Protecting your car’s underbody is like cooking a great meal; the preparation is 90% of the work and determines the final result. Rushing this process is the biggest mistake you can make. Here is my proven, step-by-step method.

  1. Step 1: The Ultimate Clean. You cannot apply coating over dirt, grease, or flaky rust. Start with a good degreaser on the entire underbody. Then, use a pressure washer to blast away every bit of grime. Pay special attention to wheel wells and inside the frame rails. Let the vehicle dry completely for at least 24-48 hours. Trapping water under a new coating is a recipe for disaster.
  2. Step 2: Attack Existing Rust. For surface rust, use a wire wheel on a drill or grinder to get back to clean metal. For heavier, scaly rust, a needle scaler or sandblaster is ideal. Once the loose rust is gone, apply a rust converter. This chemical converts the remaining iron oxide into a stable, paintable black primer. This step is non-negotiable for any vehicle that isn’t brand new.
  3. Step 3: Mask Everything. You don’t want undercoating on your exhaust, brakes (rotors and pads), driveshaft, or engine. Use painter’s tape and old plastic bags or newspaper to carefully cover anything you don’t want coated. This will save you a massive cleanup headache.
  4. Step 4: Apply Your First Coat. Whether you’re using aerosol cans or a spray gun, the key is multiple thin coats, not one thick one. A thin coat adheres better and is less likely to drip. Maintain a consistent distance of about 10-12 inches from the surface. Wear safety glasses and a respirator—this stuff is not good to breathe.
  5. Step 5: Inside the Frame. This is the pro move that most DIYers skip. Use a product that comes with a 360-degree extension wand. Insert this wand into the drain holes of your frame rails, rocker panels, and doors, and spray generously as you pull it out. This protects the vehicle from the inside out.
  6. Step 6: Cure and Clean Up. Follow the manufacturer’s instructions for drying times. Most coatings need at least 24 hours to cure before you should drive the vehicle, especially in wet conditions. Use mineral spirits or a dedicated solvent to clean up any overspray while it’s still fresh.

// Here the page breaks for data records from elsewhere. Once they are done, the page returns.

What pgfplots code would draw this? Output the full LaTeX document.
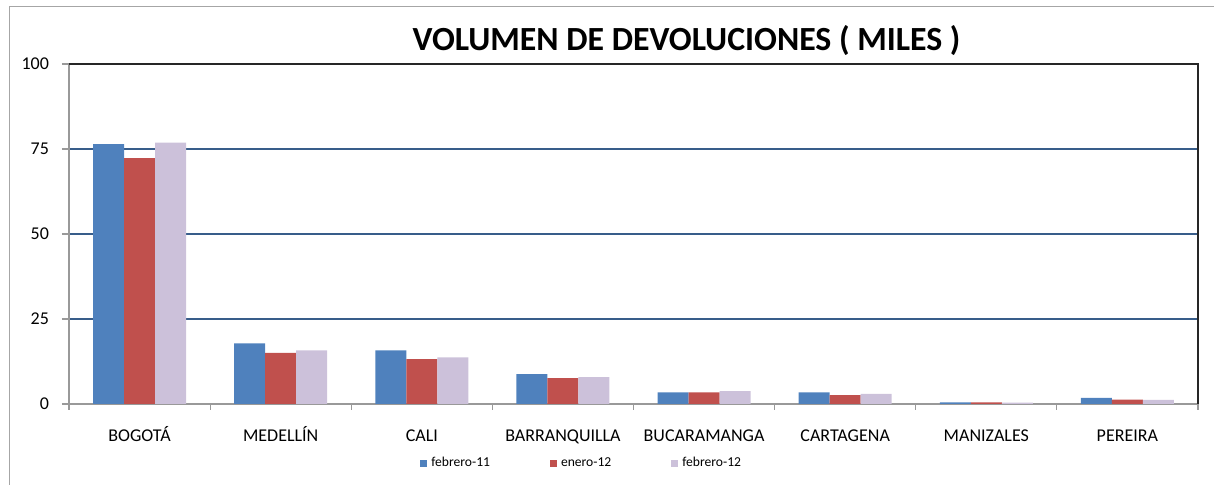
\documentclass[border=0pt]{standalone}
\usepackage{pgfplots}
\pgfplotsset{compat=1.18}
\usepackage{fontspec}
\setmainfont{Carlito}

\definecolor{serA}{HTML}{4F81BD}
\definecolor{serB}{HTML}{C0504D}
\definecolor{serC}{HTML}{CCC1DA}
\definecolor{gridc}{HTML}{385D8A}

\begin{document}
\begin{tikzpicture}
\begin{axis}[
    at={(0,0)}, anchor=south west,
    scale only axis,
    width=564.5pt, height=170pt,
    ybar=0pt, bar width=15.5pt,
    xmin=-0.5, xmax=7.5,
    ymin=0, ymax=100,
    axis x line*=bottom, axis y line*=left,
    axis line style={gray!80, line width=0.9pt, -},
    xtick={0,...,7},
    xticklabels={BOGOTÁ, MEDELLÍN, CALI, BARRANQUILLA, BUCARAMANGA, CARTAGENA, MANIZALES, PEREIRA},
    x tick style={draw=none},
    extra x ticks={-0.5,0.5,1.5,2.5,3.5,4.5,5.5,6.5,7.5},
    extra x tick labels={},
    extra x tick style={tick align=outside, major tick length=3pt, grid=none,
        x tick style={draw=gray!80, line width=0.6pt}},
    xticklabel style={font=\fontsize{9}{10}\selectfont, anchor=base,
        text height=7pt, text depth=2pt, yshift=-15.5pt},
    ytick={0,25,50,75,100},
    y tick style={gray!80, line width=0.6pt},
    tick align=outside, major tick length=3.5pt,
    yticklabel style={font=\fontsize{9}{10}\selectfont, xshift=-3pt},
    /pgf/number format/assume math mode=true,
    ymajorgrids,
    grid style={gridc, line width=0.8pt},
    clip=false,
    legend columns=3,
    legend style={at={(rel axis cs:0.455,-0.174)}, anchor=center, draw=none,
        font=\fontsize{6.8}{7}\selectfont, fill=none,
        /tikz/every even column/.append style={column sep=28pt}},
    legend image code/.code={\fill[#1] (0pt,-1.75pt) rectangle (3.5pt,1.75pt);},
]
\addplot[fill=serA, draw=none] coordinates {
    (0,76.4) (1,17.8) (2,15.8) (3,8.8) (4,3.4) (5,3.4) (6,0.5) (7,1.8)};
\addplot[fill=serB, draw=none] coordinates {
    (0,72.3) (1,15.0) (2,13.2) (3,7.6) (4,3.4) (5,2.6) (6,0.5) (7,1.3)};
\addplot[fill=serC, draw=none] coordinates {
    (0,76.9) (1,15.8) (2,13.7) (3,7.9) (4,3.8) (5,3.0) (6,0.4) (7,1.2)};
\legend{febrero-11, enero-12, febrero-12}

\draw[black!85, line width=0.9pt] (rel axis cs:0,1) -- (rel axis cs:1,1) -- (rel axis cs:1,0);
\node[font=\bfseries\fontsize{16.9}{18}\selectfont] at (rel axis cs:0.547,1.068)
    {VOLUMEN DE DEVOLUCIONES ( MILES )};
\end{axis}
\draw[gray!70, line width=0.8pt] (-29.75pt,-60pt) -- (-29.75pt,198.75pt) -- (620pt,198.75pt);
\pgfresetboundingbox
\path[use as bounding box] (-34.5pt,-40.5pt) rectangle (572.5pt,202pt);
\end{tikzpicture}
\end{document}
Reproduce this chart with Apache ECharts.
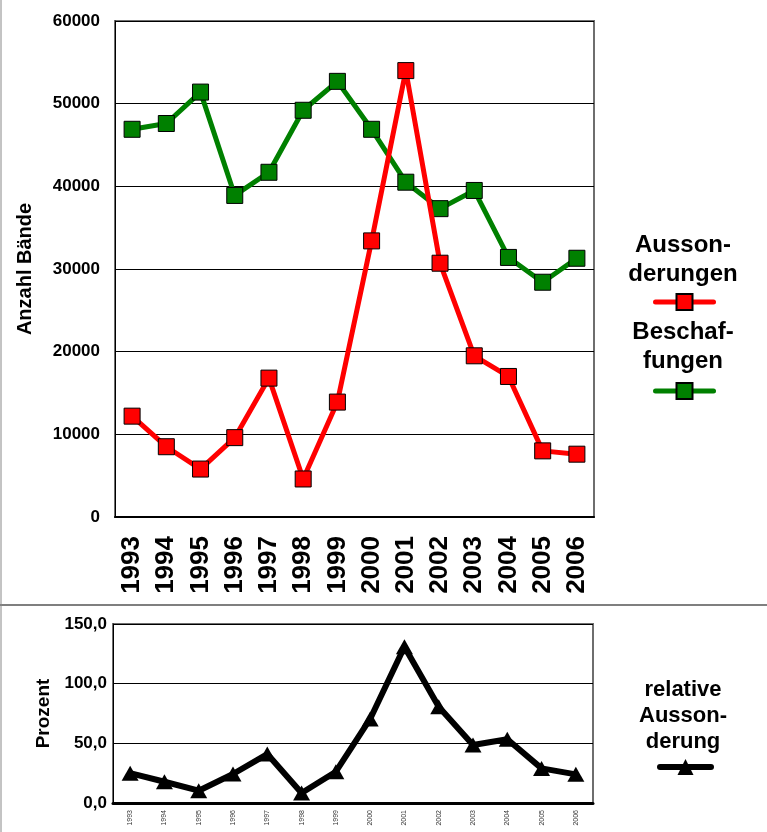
<!DOCTYPE html>
<html>
<head>
<meta charset="utf-8">
<title>Aussonderungen und Beschaffungen</title>
<script src="https://cdn.jsdelivr.net/npm/echarts@6/dist/echarts.min.js"></script>
<style>
  html, body { margin: 0; padding: 0; background: #fff; }
  #main { width: 767px; height: 832px; }
</style>
</head>
<body>
<div id="main"></div>
<script>
// Jahre (Kategorien)
var years = ['1993', '1994', '1995', '1996', '1997', '1998', '1999', '2000', '2001', '2002', '2003', '2004', '2005', '2006'];
// Anzahl Bände
var aussonderungen = [12200, 8500, 5800, 9600, 16800, 4600, 13900, 33400, 54000, 30700, 19500, 17000, 8000, 7600];
var beschaffungen = [46900, 47600, 51400, 38900, 41700, 49200, 52700, 46900, 40500, 37300, 39500, 31400, 28400, 31300];
// relative Aussonderung in Prozent
var relativ = [25.0, 17.8, 10.3, 24.3, 41.0, 8.4, 26.2, 70.4, 131.0, 80.7, 48.6, 53.4, 29.0, 24.0];

var font = '"Liberation Sans", Arial, Helvetica, sans-serif';

var myChart = echarts.init(document.getElementById('main'));

var option = {
  animation: false,
  backgroundColor: '#fff',
  textStyle: { fontFamily: font },
  title: [
    {
      text: 'Ausson-\nderungen',
      left: 683, top: 231, textAlign: 'center', padding: 0,
      textStyle: { fontSize: 24, fontWeight: 'bold', lineHeight: 29, color: '#000', fontFamily: font }
    },
    {
      text: 'Beschaf-\nfungen',
      left: 683, top: 318, textAlign: 'center', padding: 0,
      textStyle: { fontSize: 24, fontWeight: 'bold', lineHeight: 29, color: '#000', fontFamily: font }
    },
    {
      text: 'relative\nAusson-\nderung',
      left: 683, top: 677, textAlign: 'center', padding: 0,
      textStyle: { fontSize: 22, fontWeight: 'bold', lineHeight: 26, color: '#000', fontFamily: font }
    }
  ],
  legend: [
    {
      data: ['Aussonderungen'], left: 653, top: 292, padding: 0,
      itemWidth: 58, itemHeight: 20, formatter: function () { return ''; },
      lineStyle: { width: 5, cap: 'round' }
    },
    {
      data: ['Beschaffungen'], left: 653, top: 381, padding: 0,
      itemWidth: 58, itemHeight: 20, formatter: function () { return ''; },
      lineStyle: { width: 5, cap: 'round' }
    },
    {
      data: ['relative Aussonderung'], left: 657, top: 757, padding: 0,
      itemWidth: 51, itemHeight: 20, formatter: function () { return ''; },
      lineStyle: { width: 6, cap: 'round' }
    }
  ],
  grid: [
    { left: 115, top: 21, width: 479, height: 496, show: true, borderColor: '#6e6e6e', borderWidth: 2 },
    { left: 113, top: 624, width: 480, height: 179, show: true, borderColor: '#6e6e6e', borderWidth: 2 }
  ],
  xAxis: [
    {
      gridIndex: 0, type: 'category', data: years, boundaryGap: true,
      axisLine: { lineStyle: { color: '#000', width: 2 } },
      axisTick: { show: false },
      axisLabel: { interval: 0, rotate: 90, margin: 19, fontSize: 26, fontWeight: 'bold', color: '#000', fontFamily: font }
    },
    {
      gridIndex: 1, type: 'category', data: years, boundaryGap: true,
      axisLine: { lineStyle: { color: '#000', width: 3 } },
      axisTick: { show: false },
      axisLabel: { interval: 0, rotate: 90, margin: 7, fontSize: 7, color: '#333', fontFamily: font }
    }
  ],
  yAxis: [
    {
      gridIndex: 0, type: 'value', min: 0, max: 60000, interval: 10000,
      name: 'Anzahl Bände', nameLocation: 'middle', nameRotate: 90, nameGap: 80,
      nameTextStyle: { fontSize: 20, fontWeight: 'bold', color: '#000', fontFamily: font },
      axisLine: { show: true, lineStyle: { color: '#000', width: 1 } },
      axisTick: { show: false },
      splitLine: { lineStyle: { color: '#000', width: 1 } },
      axisLabel: {
        margin: 15, fontSize: 17, fontWeight: 'bold', color: '#000', fontFamily: font,
        formatter: function (v) { return String(v); }
      }
    },
    {
      gridIndex: 1, type: 'value', min: 0, max: 150, interval: 50,
      name: 'Prozent', nameLocation: 'middle', nameRotate: 90, nameGap: 58,
      nameTextStyle: { fontSize: 19, fontWeight: 'bold', color: '#000', fontFamily: font },
      axisLine: { show: true, lineStyle: { color: '#000', width: 1 } },
      axisTick: { show: false },
      splitLine: { lineStyle: { color: '#000', width: 1 } },
      axisLabel: {
        margin: 6, fontSize: 17, fontWeight: 'bold', color: '#000', fontFamily: font,
        formatter: function (v) { return v.toFixed(1).replace('.', ','); }
      }
    }
  ],
  series: [
    {
      name: 'Aussonderungen', type: 'line', xAxisIndex: 0, yAxisIndex: 0,
      data: aussonderungen,
      symbol: 'rect', symbolSize: 16,
      lineStyle: { color: '#ff0000', width: 5 },
      itemStyle: { color: '#ff0000', borderColor: '#000', borderWidth: 1 },
      z: 3
    },
    {
      name: 'Beschaffungen', type: 'line', xAxisIndex: 0, yAxisIndex: 0,
      data: beschaffungen,
      symbol: 'rect', symbolSize: 16,
      lineStyle: { color: '#008000', width: 5 },
      itemStyle: { color: '#008000', borderColor: '#000', borderWidth: 1 },
      z: 2
    },
    {
      name: 'relative Aussonderung', type: 'line', xAxisIndex: 1, yAxisIndex: 1,
      data: relativ,
      symbol: 'triangle', symbolSize: [17, 15],
      lineStyle: { color: '#000', width: 6 },
      itemStyle: { color: '#000' }
    }
  ],
  graphic: [
    // Trennlinie zwischen den beiden Diagrammen
    { type: 'line', shape: { x1: 0, y1: 605, x2: 767, y2: 605 }, style: { stroke: '#555', lineWidth: 1.5 } },
    // linker Rand
    { type: 'line', shape: { x1: 1, y1: 0, x2: 1, y2: 832 }, style: { stroke: '#888', lineWidth: 1 } }
  ]
};

myChart.setOption(option);
</script>
</body>
</html>
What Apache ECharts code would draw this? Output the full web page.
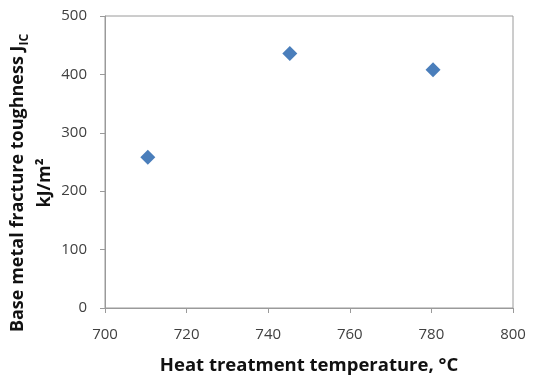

DIY vs. Professional Application: Making the Right Choice

Deciding whether to tackle this job yourself or hire a professional is a big question. There’s no single right answer, as it depends on your time, budget, and skill level. I’ve done it both ways, and each has its clear advantages.

The Case for DIY

The most obvious benefit is cost savings. You can typically buy all the necessary materials for $150-$300, whereas a professional job can run from $500 to over $1,500. There’s also a deep satisfaction in doing the job yourself. You know exactly what was done, what areas were covered, and that no corners were cut. However, be realistic. It is a messy, physically demanding job that requires proper safety equipment, tools, and a well-ventilated space where your car can sit for a couple of days.

When to Call a Pro

A professional shop has a significant advantage: a vehicle lift. This makes cleaning and coating the underbody infinitely easier and more thorough than crawling around on your garage floor. They also have specialized high-pressure spray equipment that provides a more consistent and durable application. If you have a brand new or very expensive vehicle, or if you simply lack the time and space, letting a reputable professional handle it is a wise investment. Just be sure to ask exactly what prep work they do and what products they use.

Secrets to a Rust-Free Underbody

After years of doing this, I’ve learned a few tricks that go beyond the basic instructions on the can. These are the details that make the difference between a good job and a great one.

  • The Inside-Out Philosophy: I can’t stress this enough. Most serious rust starts from the inside of boxed frames and rocker panels where moisture gets trapped. Using an aerosol product with a long extension wand to coat these internal cavities is the single most important thing you can do for long-term protection.
  • My Annual Inspection Ritual: I once made the mistake of trusting a thick rubberized coating on an old truck for years. One day I poked a small bubble with a screwdriver, and a huge sheet of the coating fell off, revealing a dangerously rusted frame beneath. Now, every autumn before the salt flies, I get under my cars with a good flashlight and a small hammer or pick. I tap along the frame and floor pans, listening for any changes in sound that might indicate hidden rust. It’s a 30-minute check that has saved me thousands.
  • Don’t Forget the Little Things: While you’re under there, give a light spray to the nuts and bolts on your suspension components, brake line fittings, and fuel tank straps. This won’t just prevent rust; it will make future repairs infinitely easier for you or your mechanic.
  • Washing Is Your First Defense: The simplest and cheapest form of rust prevention is a good wash. In the winter, make a habit of visiting a car wash that has an undercarriage spray at least once every week or two to blast off the salt and brine before it has a chance to do its damage.

Frequently Asked Questions

How often should I undercoat my car?

This depends on the product and your climate. Lanolin/oil-based coatings should be touched up annually, while harder wax or rubberized coatings can last several years but require careful annual inspection for chips or cracks.

Can I apply undercoating over existing rust?

Absolutely not. Applying undercoating over existing flaky rust will just trap moisture and accelerate the corrosion process. You must mechanically remove all loose rust and treat the surface with a rust converter first.

What’s the best time of year to apply undercoating?

Late summer or early fall is the ideal time. You need warm, dry weather with low humidity to allow for proper cleaning, drying, and curing of the coating before winter’s salt and moisture arrive.

Is factory rust protection enough?

For most vehicles in mild climates, yes. But if you live in the “salt belt” or near the coast, factory protection is often just a bare minimum and is not sufficient for long-term protection against harsh, corrosive conditions.